• SHORT PROBLEM
Repeat the data below exactly, dropping any pictures it holds.
####################
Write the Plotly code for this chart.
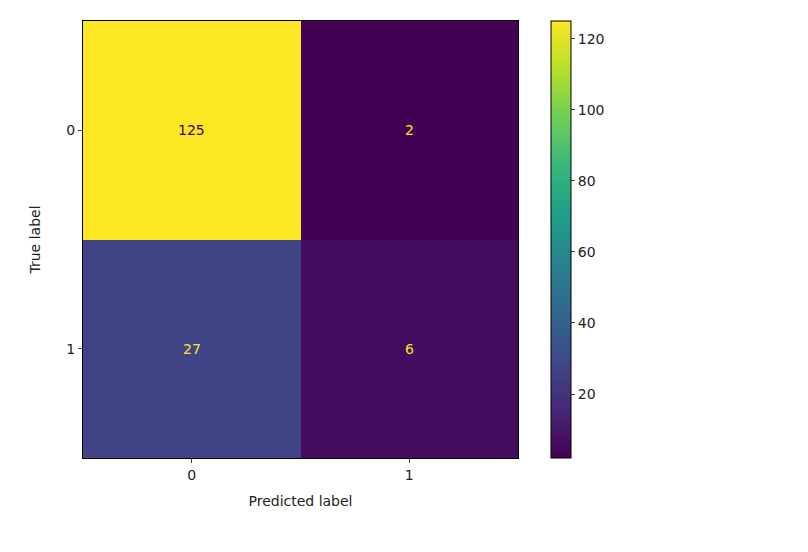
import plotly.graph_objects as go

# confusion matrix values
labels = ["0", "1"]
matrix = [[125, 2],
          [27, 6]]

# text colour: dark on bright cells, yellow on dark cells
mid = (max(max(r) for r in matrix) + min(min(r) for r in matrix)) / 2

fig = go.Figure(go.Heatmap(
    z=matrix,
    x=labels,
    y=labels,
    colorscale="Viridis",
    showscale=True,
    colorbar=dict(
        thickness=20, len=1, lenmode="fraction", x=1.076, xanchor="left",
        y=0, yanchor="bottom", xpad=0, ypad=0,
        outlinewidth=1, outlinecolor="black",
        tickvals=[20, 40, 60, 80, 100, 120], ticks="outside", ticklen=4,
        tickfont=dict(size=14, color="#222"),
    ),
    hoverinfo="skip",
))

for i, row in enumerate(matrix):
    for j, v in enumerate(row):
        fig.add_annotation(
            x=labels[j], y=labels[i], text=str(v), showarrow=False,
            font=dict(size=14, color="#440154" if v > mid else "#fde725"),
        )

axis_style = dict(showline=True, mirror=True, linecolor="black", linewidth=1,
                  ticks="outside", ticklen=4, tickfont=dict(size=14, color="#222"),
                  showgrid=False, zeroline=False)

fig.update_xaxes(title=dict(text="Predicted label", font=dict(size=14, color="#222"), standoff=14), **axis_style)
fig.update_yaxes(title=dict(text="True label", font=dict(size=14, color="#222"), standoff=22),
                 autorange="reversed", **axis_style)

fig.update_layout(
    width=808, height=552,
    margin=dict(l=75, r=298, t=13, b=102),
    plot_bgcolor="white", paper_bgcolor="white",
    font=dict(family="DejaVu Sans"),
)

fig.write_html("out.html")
####################
• SOLUTION
Write the Plotly code for this chart.
import plotly.graph_objects as go

# confusion matrix values
labels = ["0", "1"]
matrix = [[125, 2],
          [27, 6]]

# text colour: dark on bright cells, yellow on dark cells
mid = (max(max(r) for r in matrix) + min(min(r) for r in matrix)) / 2

fig = go.Figure(go.Heatmap(
    z=matrix,
    x=labels,
    y=labels,
    colorscale="Viridis",
    showscale=True,
    colorbar=dict(
        thickness=20, len=1, lenmode="fraction", x=1.076, xanchor="left",
        y=0, yanchor="bottom", xpad=0, ypad=0,
        outlinewidth=1, outlinecolor="black",
        tickvals=[20, 40, 60, 80, 100, 120], ticks="outside", ticklen=4,
        tickfont=dict(size=14, color="#222"),
    ),
    hoverinfo="skip",
))

for i, row in enumerate(matrix):
    for j, v in enumerate(row):
        fig.add_annotation(
            x=labels[j], y=labels[i], text=str(v), showarrow=False,
            font=dict(size=14, color="#440154" if v > mid else "#fde725"),
        )

axis_style = dict(showline=True, mirror=True, linecolor="black", linewidth=1,
                  ticks="outside", ticklen=4, tickfont=dict(size=14, color="#222"),
                  showgrid=False, zeroline=False)

fig.update_xaxes(title=dict(text="Predicted label", font=dict(size=14, color="#222"), standoff=14), **axis_style)
fig.update_yaxes(title=dict(text="True label", font=dict(size=14, color="#222"), standoff=22),
                 autorange="reversed", **axis_style)

fig.update_layout(
    width=808, height=552,
    margin=dict(l=75, r=298, t=13, b=102),
    plot_bgcolor="white", paper_bgcolor="white",
    font=dict(family="DejaVu Sans"),
)

fig.write_html("out.html")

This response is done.